A. pompejana (Fig.7), is found in the East Pacific Rise, but not in the Guaymas Basin and Galapagos Rift, unlike R. pachyptila (Desbruyères et al. 2006).
Figure 7. Alvinella pompejana (Pompeii worm), University of Delaware College of Marine Studies.
This worm has been described as being amongst the most heat-tolerant eukaryotic, metazoan organisms on the planet (Pradillon & Gaill 2009), as it has been shown to inhabit the surfaces of very high temperature vent chimneys, that may reach 80°C or more; such as the surfaces of the black-smoker chimneys of the Eastern-Pacific Rise (Pradillon & Gaill 2009). For this reason, A. pompejana is a much studied species for the adaptive mechanisms it uses to cope with high environmental temperatures (Pradillon & Gaill 2009).
A. pompejana may grow up to 150mm in length and lives in a tube, which typically forms honey-comb arrangements with other worms of the species, around the openings of vents and on the walls of sulphide chimneys (Desbruyères et al. 2006; Gage & Tyler 1991; Pradillon & Gaill 2009).
In contrast to R. pachyptila; A. pompejana possesses ‘epibiotic-chemoautotrophic symbionts’. These are abundant on the surface of the branched appendages of the worm; they are also found on the inner surface of the tube which it inhabits (Desbruyères et al. 2006; Gage & Tyler 1991; Pradillon & Gaill 2009).
The role of the symbiotic bacteria is not fully understood and could be important for helping to provide a source of nutrition for the worm by production of organic compounds (Desbruyères et al. 2006; Gage & Tyler 1991; Pradillon & Gaill 2009); or to reduce the toxicity of the surrounding environment (Gage & Tyler 1991; Pradillon & Gaill 2009). They may also help to reduce the extent of heat exposure from the sulphide chimneys on which it lives (Pradillon & Gaill 2009).
The way in which these worms tolerate such high temperatures may be due to their extracellular composition which contains modified collagen, that allows for an exceeded thermal stability, withstanding temperatures of over 65°C (Pradillon & Gaill 2009).
However, unlike adult worms, which inhabit hot, sulphide-chimney walls, embryonic worms do not possess forms of collagen that allow them to be thermotolerant (Pradillon & Gaill 2009). A study showed that embryos incubated near to adult worms, in hot venting areas, showed development-prevention or death (Pradillon & Gaill 2009). Nevertheless, embryos that were incubated near to the milder, R. pachyptila region, below the A. pompejana colony, survived and developed normally(Pradillon & Gaill 2009).

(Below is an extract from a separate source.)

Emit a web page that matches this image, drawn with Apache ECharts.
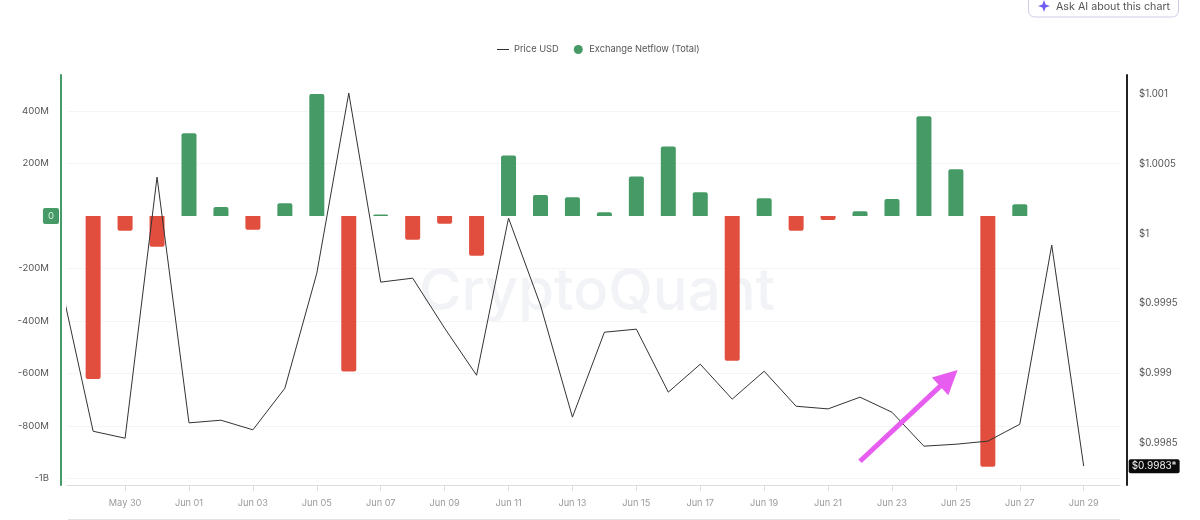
<!DOCTYPE html>
<html>
<head>
<meta charset="utf-8">
<style>html,body{margin:0;padding:0;background:#fff}#chart{width:1200px;height:520px}</style>
<script src="https://cdn.jsdelivr.net/npm/echarts@6/dist/echarts.min.js"></script>
</head>
<body>
<div id="chart"></div>
<script>
// Daily stablecoin price against total exchange netflow
const days = ['05-28','05-29','05-30','05-31','06-01','06-02','06-03','06-04','06-05','06-06','06-07','06-08',
  '06-09','06-10','06-11','06-12','06-13','06-14','06-15','06-16','06-17','06-18','06-19','06-20','06-21',
  '06-22','06-23','06-24','06-25','06-26','06-27','06-28','06-29'];
const priceUsd = [0.99963,0.998585,0.998535,1.000405,0.998645,0.998664,0.998595,0.998893,0.999717,1.001006,
  0.999653,0.999681,0.999323,0.998986,1.000111,0.999488,0.998686,0.999294,0.999316,0.998865,0.999065,0.998815,
  0.999015,0.998764,0.998745,0.998829,0.998721,0.998478,0.998492,0.998514,0.998635,0.999918,0.998335];
// Netflow in millions
const netflowM = [null,-621,-56,-117,315,34,-53,48,465,-593,6,-91,-30,-152,230,80,71,14,150,265,90,-552,67,-56,
  -15,18,65,380,178,-955,45,null,null];
const leftTicks = [400,200,-200,-400,-600,-800,-1000];
const rightTicks = [1.001,1.0005,1,0.9995,0.999,0.9985];
const xTickDays = ['05-30','06-01','06-03','06-05','06-07','06-09','06-11','06-13','06-15','06-17','06-19',
  '06-21','06-23','06-25','06-27','06-29'];
const monthNames = {'05': 'May', '06': 'Jun'};
const lastPriceLabel = '$0.9983*';
const arrowFrom = ['06-22', 0.99837];
const arrowTo = ['06-25', 0.998965];

const GREEN = '#459a66', RED = '#e24e3e', FONT = 'Inter, "Noto Sans", sans-serif';
// The date axis is a numeric scale in days, with day 0 at the first entry of `days`
const dayNo = d => days.indexOf(d);
const dayLabel = v => { const [m, dd] = days[v].split('-'); return monthNames[m] + ' ' + dd; };
const leftFmt = v => v === 0 ? '0' : (Math.abs(v) >= 1000 ? (v / 1000) + 'B' : v + 'M');
const priceFmt = v => '$' + v;

const chart = echarts.init(document.getElementById('chart'), null, {renderer: 'canvas'});
chart.setOption({
  animation: false,
  backgroundColor: '#fff',
  textStyle: {fontFamily: FONT},
  legend: {
    left: 492, top: 40, itemWidth: 12, itemHeight: 9, itemGap: 15,
    textStyle: {fontSize: 9.3, color: '#555', fontFamily: FONT},
    data: [
      // Thin dash centred in the icon box: the empty end points hold the box open
      {name: 'Price USD', icon: 'path://M0 0L0 0Z M0 4H13V5H0Z M0 9L0 9Z'},
      {name: 'Exchange Netflow (Total)', icon: 'circle'}
    ]
  },
  grid: {left: 67, right: 80, top: 75, bottom: 35},
  xAxis: {
    type: 'value',
    min: 0.182,
    max: 33.136,
    axisLine: {onZero: false, lineStyle: {color: '#dcdcdc', width: 1}},
    axisTick: {show: true, length: 6, lineStyle: {color: '#dcdcdc'}, customValues: xTickDays.map(dayNo)},
    axisLabel: {
      color: '#9a9a9a', fontSize: 9.2, margin: 14, hideOverlap: false,
      customValues: xTickDays.map(dayNo),
      formatter: dayLabel
    },
    splitLine: {show: false}
  },
  yAxis: [
    {
      type: 'value', position: 'left', offset: 6, min: -1025, max: 537,
      axisLine: {show: true, onZero: false, lineStyle: {color: GREEN, width: 2}},
      axisTick: {show: false, customValues: leftTicks},
      axisLabel: {color: '#555', fontSize: 9.6, margin: 12, customValues: leftTicks, formatter: leftFmt},
      splitLine: {show: false}
    },
    {
      type: 'value', position: 'right', offset: 7, min: 0.99820, max: 1.001136,
      axisLine: {show: true, onZero: false, lineStyle: {color: '#222', width: 2}},
      axisTick: {show: false, customValues: rightTicks},
      axisLabel: {color: '#555', fontSize: 9.7, margin: 12, customValues: rightTicks, formatter: priceFmt},
      splitLine: {show: false}
    }
  ],
  series: [
    {
      name: 'Price USD', type: 'line', yAxisIndex: 1, z: 4,
      symbol: 'none', clip: true,
      lineStyle: {color: '#333', width: 1},
      itemStyle: {color: '#333'},
      data: days.map((d, i) => [i, priceUsd[i]]),
      endLabel: {
        show: true, formatter: lastPriceLabel, color: '#f2f2f2', fontSize: 10,
        backgroundColor: '#0a0a0a', borderRadius: 2, padding: [2, 3], offset: [37, 0]
      },
      markLine: {
        silent: true, z: 6, symbol: ['none', 'triangle'], symbolSize: 24,
        lineStyle: {color: '#e75df0', width: 5, type: 'solid'},
        label: {show: false},
        data: [[
          {coord: [dayNo(arrowFrom[0]), arrowFrom[1]]},
          {coord: [dayNo(arrowTo[0]) - 0.22, arrowTo[1]]}
        ]]
      }
    },
    {
      name: 'Exchange Netflow (Total)', type: 'bar', yAxisIndex: 0, z: 2, barWidth: 15,
      itemStyle: {color: GREEN},
      data: days.map((d, i) => ({
        value: [i, netflowM[i]],
        itemStyle: {color: netflowM[i] < 0 ? RED : GREEN, borderRadius: netflowM[i] < 0 ? [0, 0, 2, 2] : [2, 2, 0, 0]}
      })),
      // Horizontal guides at each left-axis step, plus the tag on the zero level
      markLine: {
        silent: true, symbol: 'none', z: 1,
        lineStyle: {color: '#f5f5f5', width: 1, type: 'solid'},
        label: {show: false},
        data: leftTicks.map(v => ({yAxis: v})).concat([{
          yAxis: 0,
          lineStyle: {color: 'rgba(255,255,255,0)', width: 1},
          label: {
            show: true, position: 'start', formatter: '0', color: '#d8f0e0', fontSize: 9.6, distance: 8,
            backgroundColor: GREEN, borderRadius: 2, padding: [3, 5]
          }
        }])
      }
    }
  ],
  graphic: [
    // Watermark
    {type: 'text', left: 419, top: 264, z: 0, silent: true,
      style: {text: 'CryptoQuant', font: '500 58px Inter, sans-serif', fill: '#f2f3f6'}},
    // Lower rule under the date axis
    {type: 'line', silent: true, shape: {x1: 68, y1: 519.5, x2: 1120, y2: 519.5},
      style: {stroke: '#e2e2e2', lineWidth: 1}},
    // Assistant button cut off by the top edge
    {type: 'rect', silent: true, shape: {x: 1028.5, y: -12, width: 150, height: 29, r: 6},
      style: {fill: '#fff', stroke: '#cfcde8', lineWidth: 1}},
    {type: 'polygon', silent: true,
      shape: {points: [[1044,0],[1045.6,4.4],[1050,6],[1045.6,7.6],[1044,12],[1042.4,7.6],[1038,6],[1042.4,4.4]]},
      style: {fill: '#6f5cf0'}},
    {type: 'text', silent: true, left: 1056, top: 1,
      style: {text: 'Ask AI about this chart', font: '10.7px Inter, sans-serif', fill: '#555'}}
  ]
});
</script>
</body>
</html>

These results suggest that development of juvenile A. pompejana species can occur outside of the main colony until the worms are developed enough to withstand the high-temperature habitat of the adult worms (Pradillon & Gaill 2009).
It has also been shown that development of the worms is halted at ‘abyssal temperatures’ of approximately 2°C, such as those in bottom currents near to the sea bed. These currents may allow for ‘dispersal of the embryos in a dormant state’, which could then be reversed when the embryos encountered a vent-site, where they would experience an increase in temperature; however more research into this theory is needed (Pradillon & Gaill 2009).